### Brief
Lines that contain "with" are to be counted; give only their number.

begin Data section

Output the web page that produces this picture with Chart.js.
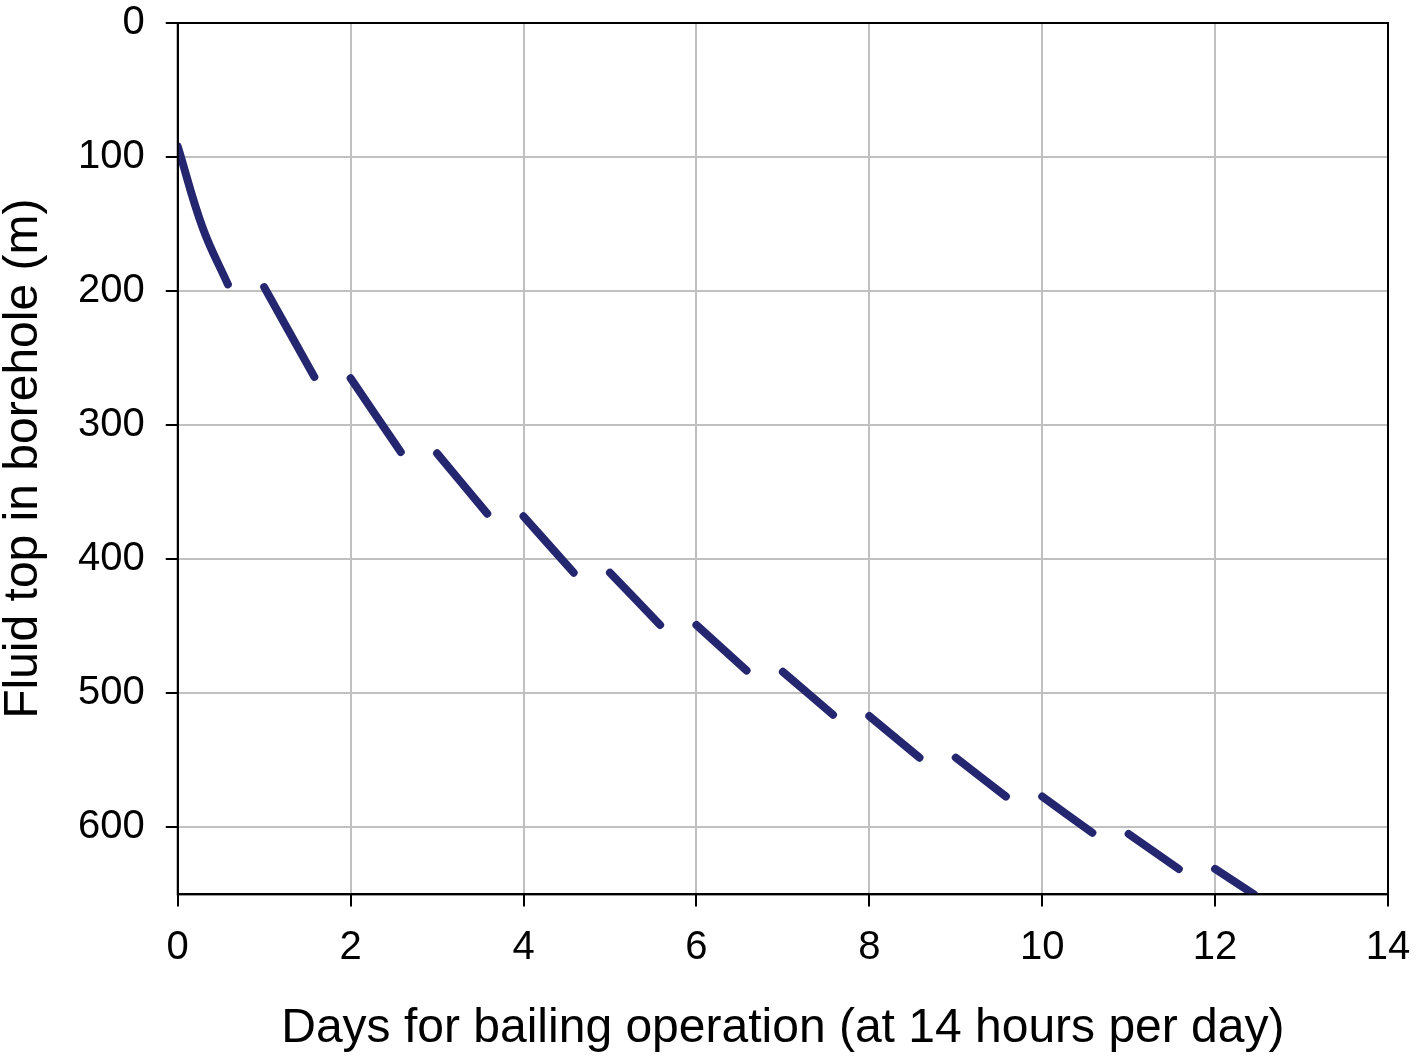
<!DOCTYPE html>
<html>
<head>
<meta charset="utf-8">
<script src="https://cdn.jsdelivr.net/npm/chart.js@4.4.1/dist/chart.umd.min.js"></script>
<style>
    html, body { margin: 0; padding: 0; background: #fff; }
    #wrap { width: 1418px; height: 1062px; }
</style>
</head>
<body>
<div id="wrap"><canvas id="bailing-chart" width="1418" height="1062"></canvas></div>
<script>
// Bailing runs 14 h per day: one line piece per working day, level holds overnight
const dayStart   = [0, 1, 2, 3, 4, 5, 6, 7, 8, 9, 10, 11, 12];
const dayEnd     = [0.58, 1.58, 2.58, 3.58, 4.58, 5.58, 6.58, 7.58, 8.58, 9.58, 10.58, 11.58, 12.45];
const levelStart = [92, 197, 265, 321, 368, 410, 449, 484, 517, 548, 577, 605, 631];
const levelEnd   = [195, 264, 320, 366, 410, 449, 483, 516, 548, 577, 604, 631, 650];

// extra readings inside the first (curved) day
const firstDayX = [0.29];
const firstDayY = [153];

const xTicks = [0, 2, 4, 6, 8, 10, 12, 14];
const yTicks = [0, 100, 200, 300, 400, 500, 600];

const FONT = "'Liberation Sans', Arial, sans-serif";
const NAVY = '#252670';

// build one dataset, with a null point between days to break the line
const points = [];
dayStart.forEach((d, i) => {
    points.push({ x: d, y: levelStart[i] });
    if (i === 0) {
        firstDayX.forEach((x, k) => points.push({ x: x, y: firstDayY[k] }));
    }
    points.push({ x: dayEnd[i], y: levelEnd[i] });
    if (i < dayStart.length - 1) {
        points.push({ x: (dayEnd[i] + dayStart[i + 1]) / 2, y: null });
    }
});

// black frame round the plot area
const framePlugin = {
    id: 'frame',
    afterDraw(chart) {
        const { ctx, chartArea: a } = chart;
        ctx.save();
        ctx.strokeStyle = '#000';
        ctx.lineWidth = 2;
        ctx.strokeRect(a.left, a.top, a.right - a.left, a.bottom - a.top);
        ctx.restore();
    }
};

new Chart(document.getElementById('bailing-chart'), {
    type: 'line',
    data: {
        datasets: [{
            label: 'Fluid top',
            data: points,
            borderColor: NAVY,
            backgroundColor: NAVY,
            borderWidth: 8,
            borderCapStyle: 'round',
            borderJoinStyle: 'round',
            pointRadius: 0,
            spanGaps: false,
            tension: 0.4,
            fill: false,
        }]
    },
    options: {
        responsive: false,
        animation: false,
        layout: {
            padding: { top: 23, right: 30, left: 0, bottom: 4 }
        },
        plugins: {
            legend: { display: false },
            tooltip: { enabled: false }
        },
        scales: {
            x: {
                type: 'linear',
                min: 0,
                max: 14,
                afterBuildTicks: (axis) => { axis.ticks = xTicks.map(v => ({ value: v })); },
                // let the layout padding decide the plot edges
                afterFit: (axis) => { axis.paddingLeft = 0; axis.paddingRight = 0; },
                grid: {
                    color: '#c0c0c0',
                    lineWidth: 2,
                    tickColor: '#000',
                    tickLength: 12,
                },
                border: { color: '#000', width: 2 },
                ticks: {
                    color: '#000',
                    font: { family: FONT, size: 40, lineHeight: 1 },
                    padding: 22,
                    maxRotation: 0,
                },
                title: {
                    display: true,
                    text: 'Days for bailing operation (at 14 hours per day)',
                    color: '#000',
                    font: { family: FONT, size: 48, lineHeight: 1.2 },
                    padding: { top: 10, bottom: 0 }
                }
            },
            y: {
                type: 'linear',
                reverse: true,
                min: 0,
                max: 650,
                afterBuildTicks: (axis) => { axis.ticks = yTicks.map(v => ({ value: v })); },
                afterFit: (axis) => { axis.paddingTop = 0; axis.paddingBottom = 0; },
                grid: {
                    color: '#c0c0c0',
                    lineWidth: 2,
                    tickColor: '#000',
                    tickLength: 12,
                },
                border: { color: '#000', width: 2 },
                ticks: {
                    color: '#000',
                    font: { family: FONT, size: 40, lineHeight: 1 },
                    padding: 21,
                },
                title: {
                    display: true,
                    text: 'Fluid top in borehole (m)',
                    color: '#000',
                    font: { family: FONT, size: 48, lineHeight: 1 },
                    padding: { top: 0, bottom: 9 }
                }
            }
        }
    },
    plugins: [framePlugin]
});
</script>
</body>
</html>
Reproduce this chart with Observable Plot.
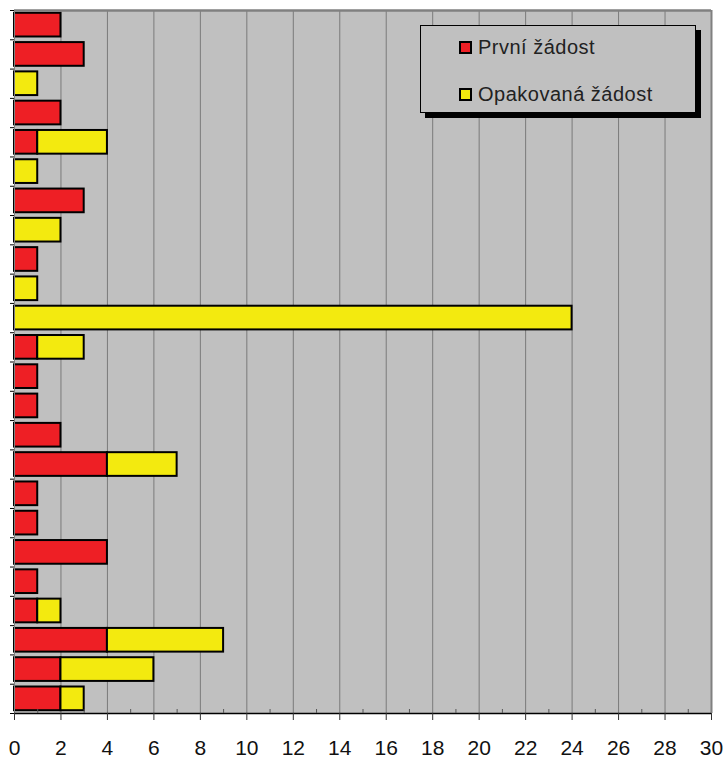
<!DOCTYPE html>
<html>
<head>
<meta charset="utf-8">
<script src="https://cdn.jsdelivr.net/npm/d3@7"></script>
<script src="https://cdn.jsdelivr.net/npm/@observablehq/plot@0.6"></script>
<style>
  body { margin: 0; background: #fff; font-family: "Liberation Sans", Arial, sans-serif; }
  #wrap { position: relative; width: 725px; height: 757px; }
  #legend {
    position: absolute; left: 420px; top: 25px; width: 274px; height: 86px;
    background: #c0c0c0; border: 1px solid #000; box-shadow: 5px 5px 0 #000;
    font-size: 20px; letter-spacing: 0.5px; color: #222;
  }
  .item { position: absolute; left: 38px; display: flex; align-items: center; }
  .sw { width: 9px; height: 9px; border: 2px solid #000; margin-right: 6px; }
</style>
</head>
<body>
<div id="wrap">
  <div id="chart"></div>
  <div id="legend"></div>
</div>
<script>
const seriesNames = ["První žádost", "Opakovaná žádost"];
const seriesColors = ["#ee1f25", "#f3ea0f"];
const rows = d3.range(1, 25);
const first  = [2,3,0,2,1,0,3,0,1,0,0,1,1,1,2,4,1,1,4,1,1,4,2,2];
const repeat = [0,0,1,0,3,1,0,2,0,1,24,2,0,0,0,3,0,0,0,0,1,5,4,1];
const xTicks = d3.range(0, 31, 2);
const xMinor = d3.range(1, 30, 2);

const data = [];
rows.forEach((r, i) => {
  if (first[i] > 0) data.push({i, series: seriesNames[0], x1: 0, x2: first[i]});
  if (repeat[i] > 0) data.push({i, series: seriesNames[1], x1: first[i], x2: first[i] + repeat[i]});
});

const chart = Plot.plot({
  width: 725,
  height: 757,
  marginLeft: 14,
  marginRight: 14,
  marginTop: 10,
  marginBottom: 44,
  style: { fontFamily: '"Liberation Sans", Arial, sans-serif', background: "transparent", overflow: "visible" },
  x: { domain: [0, 30], axis: null },
  y: { domain: [rows.length, 0], axis: null },
  color: { domain: seriesNames, range: seriesColors },
  marks: [
    Plot.frame({ fill: "#c0c0c0", stroke: null }),
    Plot.gridX(xTicks.slice(1, -1), { stroke: "#7a7a7a", strokeOpacity: 1, strokeWidth: 1 }),
    Plot.rectX(data, {
      x1: "x1", x2: "x2",
      y1: d => d.i, y2: d => d.i + 1,
      insetTop: 2.8, insetBottom: 2.8,
      fill: "series", stroke: "#000", strokeWidth: 2
    }),
    Plot.ruleY([0], { stroke: "#808080", strokeWidth: 2.5 }),
    Plot.ruleX([30], { stroke: "#808080", strokeWidth: 2 }),
    Plot.ruleX([0], { stroke: "#808080", strokeWidth: 1 }),
    Plot.ruleY([rows.length], { stroke: "#000", strokeWidth: 1.5 }),
    Plot.axisY(d3.range(0, rows.length + 1), { anchor: "left", tickSize: 4, tickFormat: () => "", label: null, stroke: "#000" }),
    Plot.axisX(xMinor, { anchor: "bottom", tickSize: 4, dy: -4, tickFormat: () => "", label: null, stroke: "#555" }),
    Plot.axisX(xTicks, { anchor: "bottom", tickSize: 7, tickFormat: () => "", label: null, stroke: "#333" }),
    Plot.text(xTicks, {
      x: d => d, text: d => String(d), frameAnchor: "bottom", lineAnchor: "bottom",
      dy: 41, fontSize: 21, fill: "#111", textAnchor: "middle"
    })
  ]
});
document.getElementById("chart").appendChild(chart);

const legend = document.getElementById("legend");
seriesNames.forEach((name, k) => {
  const it = document.createElement("div");
  it.className = "item";
  it.style.top = (k === 0 ? 10 : 57) + "px";
  const sw = document.createElement("div");
  sw.className = "sw";
  sw.style.background = seriesColors[k];
  const tx = document.createElement("span");
  tx.textContent = name;
  it.appendChild(sw);
  it.appendChild(tx);
  legend.appendChild(it);
});
</script>
</body>
</html>
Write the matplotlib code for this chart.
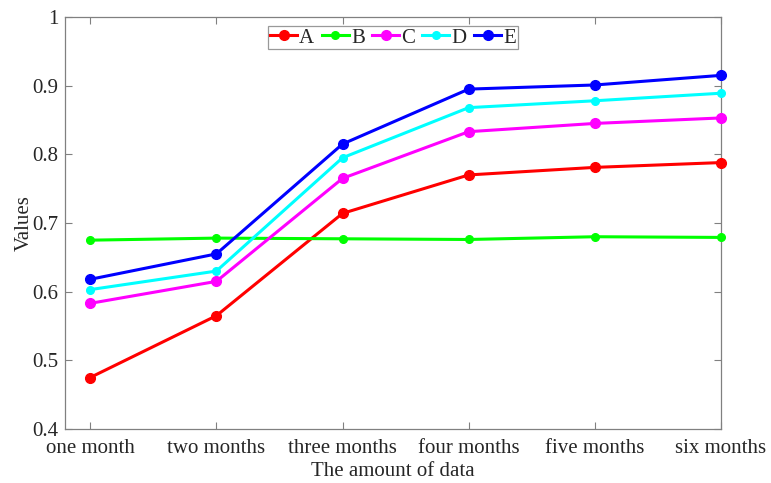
import matplotlib
matplotlib.use("Agg")
import matplotlib.pyplot as plt

categories = ["one month", "two months", "three months", "four months", "five months", "six months"]
series_names = ["A", "B", "C", "D", "E"]
A = [0.475, 0.565, 0.714, 0.770, 0.781, 0.788]
B = [0.675, 0.678, 0.677, 0.676, 0.680, 0.679]
C = [0.583, 0.615, 0.765, 0.833, 0.845, 0.853]
D = [0.603, 0.630, 0.795, 0.868, 0.878, 0.889]
E = [0.618, 0.655, 0.815, 0.895, 0.901, 0.915]
colors = ["#ff0000", "#00ff00", "#ff00ff", "#00ffff", "#0000ff"]
marker_sizes = [7, 5.5, 7, 5.5, 7]

plt.rcParams["font.family"] = ["Liberation Serif", "DejaVu Serif"]

fig = plt.figure(figsize=(7.71, 4.83), dpi=100)
ax = fig.add_axes([65 / 771, 54 / 483, 656 / 771, 412 / 483])

x = list(range(1, len(categories) + 1))
for name, vals, c, ms in zip(series_names, [A, B, C, D, E], colors, marker_sizes):
    ax.plot(x, vals, color=c, lw=2.2, marker="o", markersize=ms, label=name,
            clip_on=False, zorder=3)

ax.set_xlim(0.8, 6)
ax.set_ylim(0.4, 1.0)
ax.set_xticks(x)
ax.set_xticklabels(categories)
ax.set_yticks([0.4, 0.5, 0.6, 0.7, 0.8, 0.9, 1.0])
ax.set_yticklabels(["0.4", "0.5", "0.6", "0.7", "0.8", "0.9", "1"])

for s in ax.spines.values():
    s.set_color("#808080")
    s.set_linewidth(0.9)
ax.tick_params(direction="in", top=True, right=True, length=5, color="#808080",
               labelsize=15, labelcolor="#262626")
ax.tick_params(axis="x", pad=7)
ax.tick_params(axis="y", pad=5)

ax.set_xlabel("The amount of data", fontsize=15, color="#262626", labelpad=3)
ax.set_ylabel("Values", fontsize=15, color="#262626", labelpad=-1)

leg = ax.legend(loc="upper center", bbox_to_anchor=(0.5, 1.0), ncol=5, fontsize=15,
                frameon=True, fancybox=False, handlelength=1.3, handletextpad=0.1,
                columnspacing=0.35, borderpad=0.08, borderaxespad=0.45)
leg.get_frame().set_edgecolor("#808080")
leg.get_frame().set_linewidth(0.9)
for t in leg.get_texts():
    t.set_color("#262626")

fig.savefig("out.png", dpi=100)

end Data section

### Solution to this exercise
3